Man in the Middle - Jim Nelson
This is the first pandemic related novel that I have read. I’m sure there will be many more. Most of it takes place over four days in March of 2020. Since the pandemic is still going on, the final outcome is not yet over. But it is an interesting detail that throughout the book, Nelson includes the number of cases and number of deaths worldwide and the number of cases and deaths in the United States as of that particular date. The novel ends on July 25, 2020 with 145,860 people dead in the U.S. when “baseball resumed” in the Oakland Coliseum—although there were no people in the stands and all the support franchises were missing. There are now 664,000 deaths in the U.S. and the virus is still going strong.

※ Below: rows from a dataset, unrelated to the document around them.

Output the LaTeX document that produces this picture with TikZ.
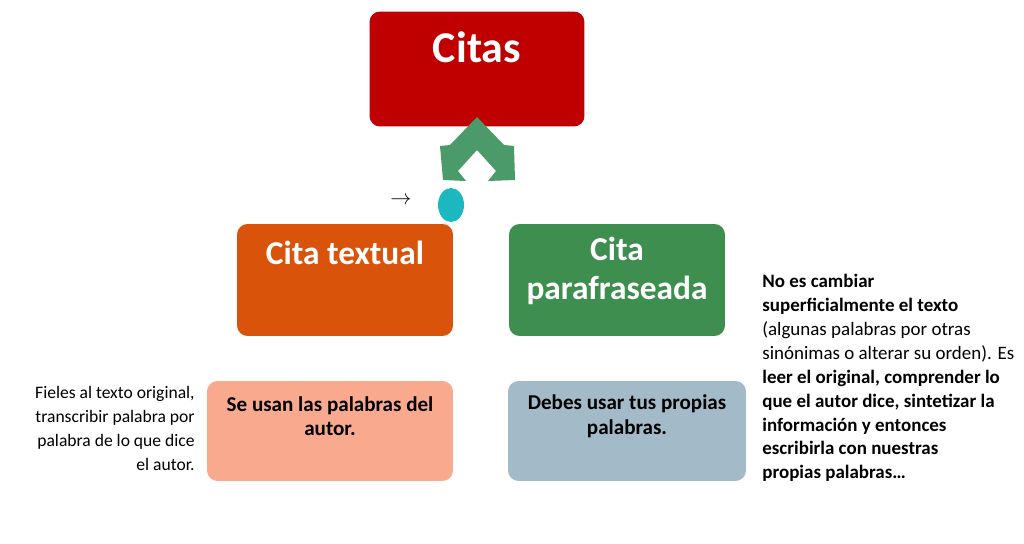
\documentclass[tikz,border=0pt]{standalone}
\usepackage{fontspec}
\setmainfont{Carlito}
\usetikzlibrary{shapes.geometric}
\definecolor{citared}{HTML}{C00000}
\definecolor{citaorange}{HTML}{D9540A}
\definecolor{citagreen}{HTML}{3E8E50}
\definecolor{citasalmon}{HTML}{F9A98D}
\definecolor{citablue}{HTML}{A3BAC8}
\definecolor{citateal}{HTML}{1BB8C0}
\definecolor{arrowgreen}{HTML}{4A9A6A}
\tikzset{
  bigbox/.style={rounded corners=6pt, inner sep=0pt},
  title/.style={text=white, font=\bfseries\fontsize{19}{22}\selectfont, align=center, inner sep=0pt},
  smalltext/.style={text=black, font=\bfseries\fontsize{12}{14}\selectfont, align=center, inner sep=0pt},
  sidetext/.style={inner sep=0pt}
}
\begin{document}
\begin{tikzpicture}[x=0.02cm,y=-0.02cm]
\useasboundingbox (0,0) rectangle (1024,544);
% top
\node[bigbox, fill=citared, minimum width=4.3cm, minimum height=2.3cm] (citas) at (477,69) {};
\node[title, font=\bfseries\fontsize{25}{28}\selectfont] (citast) at (477,47) {Citas};
% chevron
\fill[arrowgreen] (477,117) -- (450,145) -- (440,146) -- (443,180) -- (466,181) -- (458,171) -- (477,150)
  -- (496,171) -- (488,181) -- (515,180) -- (514,146) -- (504,145) -- cycle;
\node[ellipse, fill=citateal, minimum width=0.52cm, minimum height=0.68cm, inner sep=0pt] (dot) at (451,205) {};
\node[font=\fontsize{12}{12}\selectfont, inner sep=0pt] (arr) at (401,201) {$\rightarrow$};
% second row
\node[bigbox, fill=citaorange, minimum width=4.32cm, minimum height=2.24cm] (textual) at (345,280) {};
\node[title] (textualt) at (345,253) {Cita textual};
\node[bigbox, fill=citagreen, minimum width=4.32cm, minimum height=2.24cm] (para) at (617,280) {};
\node[title] (parat) at (617,271) {Cita\\parafraseada};
% third row
\node[bigbox, fill=citasalmon, minimum width=4.92cm, minimum height=2cm] (usan) at (330,431) {};
\node[smalltext] (usant) at (330,416) {Se usan las palabras del\\autor.};
\node[bigbox, fill=citablue, minimum width=4.76cm, minimum height=2cm] (debes) at (627,431) {};
\node[smalltext] (debest) at (627,416) {Debes usar tus propias\\palabras.};
% notes
\node[sidetext, font=\fontsize{10}{13.6}\selectfont, anchor=north east, align=right] (fieles) at (195,386) {Fieles al texto original,\\transcribir palabra por\\palabra de lo que dice\\el autor.};
\node[sidetext, font=\fontsize{10.8}{13.6}\selectfont, anchor=north west, align=left] (nota) at (762,274) {\textbf{No es cambiar}\\\textbf{superficialmente el texto}\\(algunas palabras por otras\\sinónimas o alterar su orden). Es\\\textbf{leer el original, comprender lo}\\\textbf{que el autor dice, sintetizar la}\\\textbf{información y entonces}\\\textbf{escribirla con nuestras}\\\textbf{propias palabras…}};
\end{tikzpicture}
\end{document}
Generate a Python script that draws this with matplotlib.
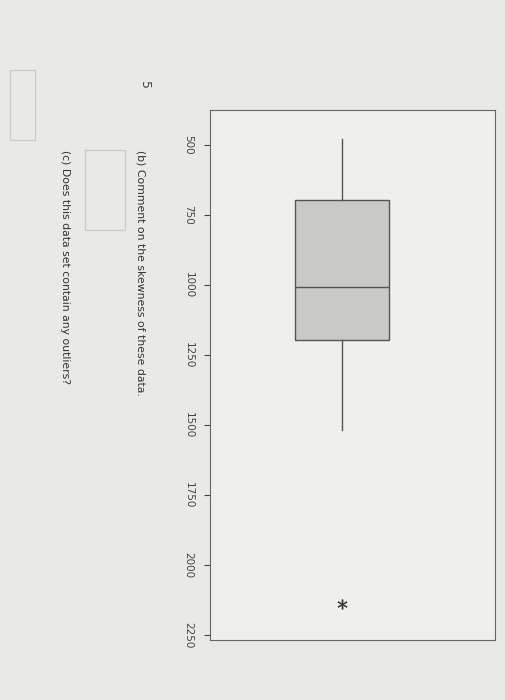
import matplotlib.pyplot as plt
import matplotlib.patches as mpatches

# boxplot summary
whisker_lo = 480
q1 = 696
median = 1007
q3 = 1196
whisker_hi = 1518
outliers = [2140]
ticks = [500, 750, 1000, 1250, 1500, 1750, 2000, 2250]

fig = plt.figure(figsize=(5.05, 7.0), dpi=100)
fig.patch.set_facecolor("#e9e9e7")

ax = fig.add_axes([0.416, 0.086, 0.564, 0.757])
ax.set_facecolor("#efefed")
stats = [dict(med=median, q1=q1, q3=q3, whislo=whisker_lo, whishi=whisker_hi,
              fliers=outliers)]
ax.bxp(stats, positions=[0.463], widths=0.333, showcaps=False, patch_artist=True,
       boxprops=dict(facecolor="#c9c9c8", edgecolor="#555555", linewidth=1),
       medianprops=dict(color="#555555", linewidth=1),
       whiskerprops=dict(color="#555555", linewidth=1),
       flierprops=dict(marker="$*$", markersize=7, markeredgecolor="#333333",
                       markerfacecolor="#333333", markeredgewidth=0.3))
ax.set_xlim(0, 1)
ax.set_ylim(2268, 375)
ax.set_xticks([])
ax.set_yticks(ticks)
ax.set_yticklabels([str(t) for t in ticks], rotation=-90, va="center",
                   fontsize=7.5, color="#333333")
ax.tick_params(axis="y", pad=8, length=4, colors="#444444")
for s in ax.spines.values():
    s.set_color("#666666")

fig.text(145 / 505, 1 - 85 / 700, "5", rotation=-90, fontsize=9,
         color="#444444", ha="center", va="center")
fig.text(140 / 505, 1 - 150 / 700, "(b) Comment on the skewness of these data.",
         rotation=-90, fontsize=7.8, color="#333333", ha="center", va="top")
fig.text(65 / 505, 1 - 150 / 700, "(c) Does this data set contain any outliers?",
         rotation=-90, fontsize=7.8, color="#333333", ha="center", va="top")
fig.patches.append(mpatches.Rectangle((85 / 505, 1 - 230 / 700), 40 / 505, 80 / 700,
                                      transform=fig.transFigure, fill=False,
                                      edgecolor="#cccccc", linewidth=1))
fig.patches.append(mpatches.Rectangle((10 / 505, 1 - 140 / 700), 25 / 505, 70 / 700,
                                      transform=fig.transFigure, fill=False,
                                      edgecolor="#cccccc", linewidth=1))

fig.savefig("out.png", dpi=100, facecolor=fig.get_facecolor())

It is interesting that both Nelson and his character are unsure of what to do—how to react to the pandemic. Back in March of 2020 it was all new in terms of how to confront the disease, whether it was going to be short term and over in six months or long term and be with us for a long time. Some of the characters don’t seem to care—and that’s still true. The protagonist is immune-compromised which makes his condition uncertain. He is also recently separated from his wife, who has been cheating on him, and he has lost his job as a security guard because the building and business that he worked for has laid him off. And just to add a bit more complexity, the protagonist is offered a job guarding the computers that store BitCoin transactions.
The world is portrayed as gray, as a world after the apocalypse—stores closed, streets empty of cars and people. All that adds to the fact that the protagonist works the night shift.
The story is written from the first person point of view as would suit the loner existence. The protagonist seems gray and flat, like a paper doll. There’s a doctor that has some character and a friendly, old security guard that added a touch of color. But it is a sad scenario and maybe that fits the world right now.
Writing about the pandemic while it is going on was a bold challenge. We still don’t know where it is going to go, and some subjects need time to develop so you can look back on them and say, “Oh, that’s what was going on.” Nelson certainly writes well, and he tells an interesting tale.